_SHORT TASK_
Copy the data that follows, character for character, minus the pictures.

_DATA FOR THE TASK_
-- START --

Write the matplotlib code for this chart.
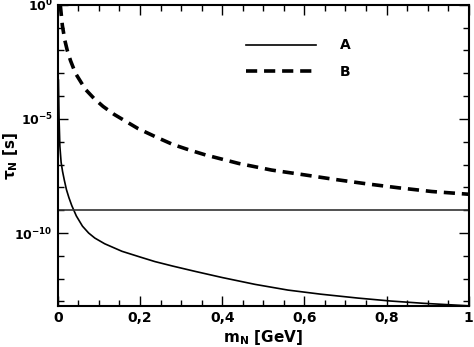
import matplotlib
matplotlib.use("Agg")
import matplotlib.pyplot as plt
import numpy as np
from matplotlib.ticker import FixedLocator, MultipleLocator

# ---- data ----
mA = [0.0015, 0.003, 0.005, 0.008, 0.0115, 0.016, 0.021, 0.027, 0.034, 0.045,
      0.06, 0.075, 0.09, 0.114, 0.156, 0.2, 0.236, 0.28, 0.334, 0.4, 0.48, 0.56,
      0.64, 0.73, 0.81, 0.89, 0.97, 1.0]
logtauA = [-3.3, -5.0, -6.2, -6.9, -7.3, -7.7, -8.1, -8.45, -8.8, -9.25,
           -9.7, -10.0, -10.22, -10.47, -10.8, -11.05, -11.25, -11.45, -11.68, -11.95,
           -12.25, -12.5, -12.68, -12.85, -12.98, -13.08, -13.16, -13.19]
mB = [0.006, 0.011, 0.017, 0.023, 0.031, 0.043, 0.055, 0.067, 0.088, 0.11,
      0.137, 0.165, 0.195, 0.24, 0.28, 0.32, 0.36, 0.44, 0.52, 0.6, 0.67, 0.75,
      0.83, 0.91, 1.0]
logtauB = [0.0, -0.9, -1.55, -2.0, -2.45, -3.0, -3.35, -3.7, -4.1, -4.45,
           -4.8, -5.1, -5.42, -5.8, -6.12, -6.36, -6.58, -6.95, -7.24, -7.45, -7.64,
           -7.84, -8.02, -8.18, -8.3]
hline_tau = 1e-9
labels = ["A", "B"]
xticks = [0, 0.2, 0.4, 0.6, 0.8, 1.0]
xticklabels = ["0", "0,2", "0,4", "0,6", "0,8", "1"]
yticks = [1e0, 1e-5, 1e-10]
yticklabels = [r"$\mathbf{10^{0}}$", r"$\mathbf{10^{-5}}$", r"$\mathbf{10^{-10}}$"]

plt.rcParams['font.family'] = ['DejaVu Sans']
plt.rcParams['font.weight'] = 'bold'
plt.rcParams['mathtext.fontset'] = 'dejavusans'
plt.rcParams['mathtext.default'] = 'bf'

fig = plt.figure(figsize=(4.74, 3.47), dpi=100)
ax = fig.add_axes([0.122, 0.118, 0.867, 0.868])

ax.plot(mA, 10.0 ** np.array(logtauA), color='black', lw=1.2, label=labels[0])
ax.plot(mB, 10.0 ** np.array(logtauB), color='black', lw=2.6,
        dashes=(3.1, 1.9), label=labels[1])
ax.axhline(hline_tau, color='#333333', lw=1.2)

ax.set_yscale('log')
ax.set_xlim(0, 1)
ax.set_ylim(10 ** -13.2, 1.0)

ax.set_xticks(xticks)
ax.set_xticklabels(xticklabels, fontsize=10, fontweight='bold')
ax.xaxis.set_minor_locator(MultipleLocator(0.05))
ax.yaxis.set_major_locator(FixedLocator(yticks))
ax.set_yticklabels(yticklabels, fontsize=9)
ax.yaxis.set_minor_locator(FixedLocator([10.0 ** k for k in range(-13, 1)]))
ax.yaxis.set_minor_formatter(plt.NullFormatter())

ax.tick_params(which='both', direction='in', top=True, right=True, width=1.0)
ax.tick_params(which='major', length=7)
ax.tick_params(which='minor', length=4)
for s in ax.spines.values():
    s.set_linewidth(1.5)

ax.set_xlabel(r"$\mathbf{m_N}$ [GeV]", fontsize=11, fontweight='bold', labelpad=2)
ax.set_ylabel(r"$\mathbf{\tau_N}$ [s]", fontsize=11, fontweight='bold')
ax.yaxis.set_label_coords(-0.093, 0.5)

leg = ax.legend(loc='upper right', bbox_to_anchor=(0.742, 0.93), frameon=False,
                handlelength=5.0, handletextpad=1.7, labelspacing=0.9,
                prop={'weight': 'bold', 'size': 10})

fig.savefig("out.png", dpi=100)
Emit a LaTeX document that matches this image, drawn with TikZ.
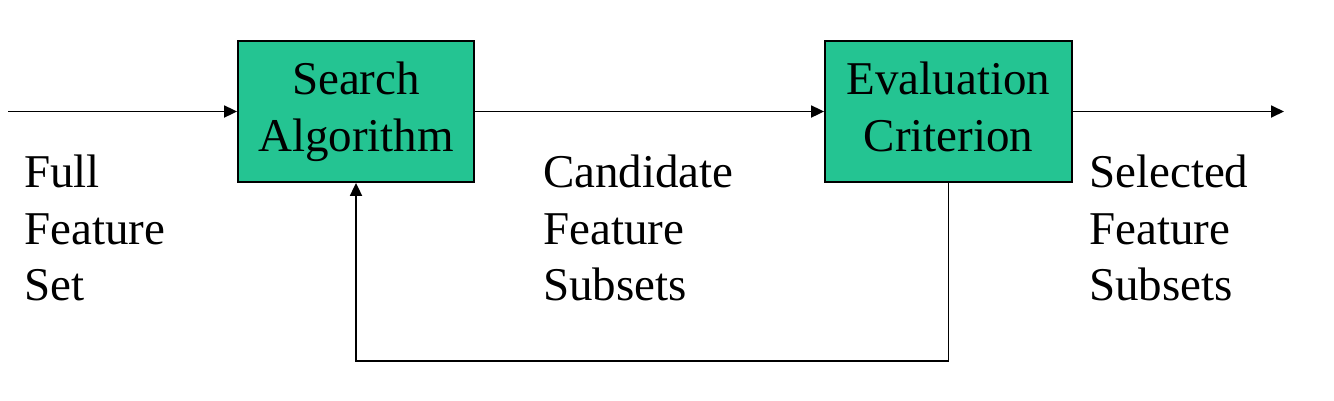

-- END --

_THE SOLUTION_
Write the matplotlib code for this chart.
import matplotlib
matplotlib.use("Agg")
import matplotlib.pyplot as plt
import numpy as np
from matplotlib.ticker import FixedLocator, MultipleLocator

# ---- data ----
mA = [0.0015, 0.003, 0.005, 0.008, 0.0115, 0.016, 0.021, 0.027, 0.034, 0.045,
      0.06, 0.075, 0.09, 0.114, 0.156, 0.2, 0.236, 0.28, 0.334, 0.4, 0.48, 0.56,
      0.64, 0.73, 0.81, 0.89, 0.97, 1.0]
logtauA = [-3.3, -5.0, -6.2, -6.9, -7.3, -7.7, -8.1, -8.45, -8.8, -9.25,
           -9.7, -10.0, -10.22, -10.47, -10.8, -11.05, -11.25, -11.45, -11.68, -11.95,
           -12.25, -12.5, -12.68, -12.85, -12.98, -13.08, -13.16, -13.19]
mB = [0.006, 0.011, 0.017, 0.023, 0.031, 0.043, 0.055, 0.067, 0.088, 0.11,
      0.137, 0.165, 0.195, 0.24, 0.28, 0.32, 0.36, 0.44, 0.52, 0.6, 0.67, 0.75,
      0.83, 0.91, 1.0]
logtauB = [0.0, -0.9, -1.55, -2.0, -2.45, -3.0, -3.35, -3.7, -4.1, -4.45,
           -4.8, -5.1, -5.42, -5.8, -6.12, -6.36, -6.58, -6.95, -7.24, -7.45, -7.64,
           -7.84, -8.02, -8.18, -8.3]
hline_tau = 1e-9
labels = ["A", "B"]
xticks = [0, 0.2, 0.4, 0.6, 0.8, 1.0]
xticklabels = ["0", "0,2", "0,4", "0,6", "0,8", "1"]
yticks = [1e0, 1e-5, 1e-10]
yticklabels = [r"$\mathbf{10^{0}}$", r"$\mathbf{10^{-5}}$", r"$\mathbf{10^{-10}}$"]

plt.rcParams['font.family'] = ['DejaVu Sans']
plt.rcParams['font.weight'] = 'bold'
plt.rcParams['mathtext.fontset'] = 'dejavusans'
plt.rcParams['mathtext.default'] = 'bf'

fig = plt.figure(figsize=(4.74, 3.47), dpi=100)
ax = fig.add_axes([0.122, 0.118, 0.867, 0.868])

ax.plot(mA, 10.0 ** np.array(logtauA), color='black', lw=1.2, label=labels[0])
ax.plot(mB, 10.0 ** np.array(logtauB), color='black', lw=2.6,
        dashes=(3.1, 1.9), label=labels[1])
ax.axhline(hline_tau, color='#333333', lw=1.2)

ax.set_yscale('log')
ax.set_xlim(0, 1)
ax.set_ylim(10 ** -13.2, 1.0)

ax.set_xticks(xticks)
ax.set_xticklabels(xticklabels, fontsize=10, fontweight='bold')
ax.xaxis.set_minor_locator(MultipleLocator(0.05))
ax.yaxis.set_major_locator(FixedLocator(yticks))
ax.set_yticklabels(yticklabels, fontsize=9)
ax.yaxis.set_minor_locator(FixedLocator([10.0 ** k for k in range(-13, 1)]))
ax.yaxis.set_minor_formatter(plt.NullFormatter())

ax.tick_params(which='both', direction='in', top=True, right=True, width=1.0)
ax.tick_params(which='major', length=7)
ax.tick_params(which='minor', length=4)
for s in ax.spines.values():
    s.set_linewidth(1.5)

ax.set_xlabel(r"$\mathbf{m_N}$ [GeV]", fontsize=11, fontweight='bold', labelpad=2)
ax.set_ylabel(r"$\mathbf{\tau_N}$ [s]", fontsize=11, fontweight='bold')
ax.yaxis.set_label_coords(-0.093, 0.5)

leg = ax.legend(loc='upper right', bbox_to_anchor=(0.742, 0.93), frameon=False,
                handlelength=5.0, handletextpad=1.7, labelspacing=0.9,
                prop={'weight': 'bold', 'size': 10})

fig.savefig("out.png", dpi=100)
Emit a LaTeX document that matches this image, drawn with TikZ.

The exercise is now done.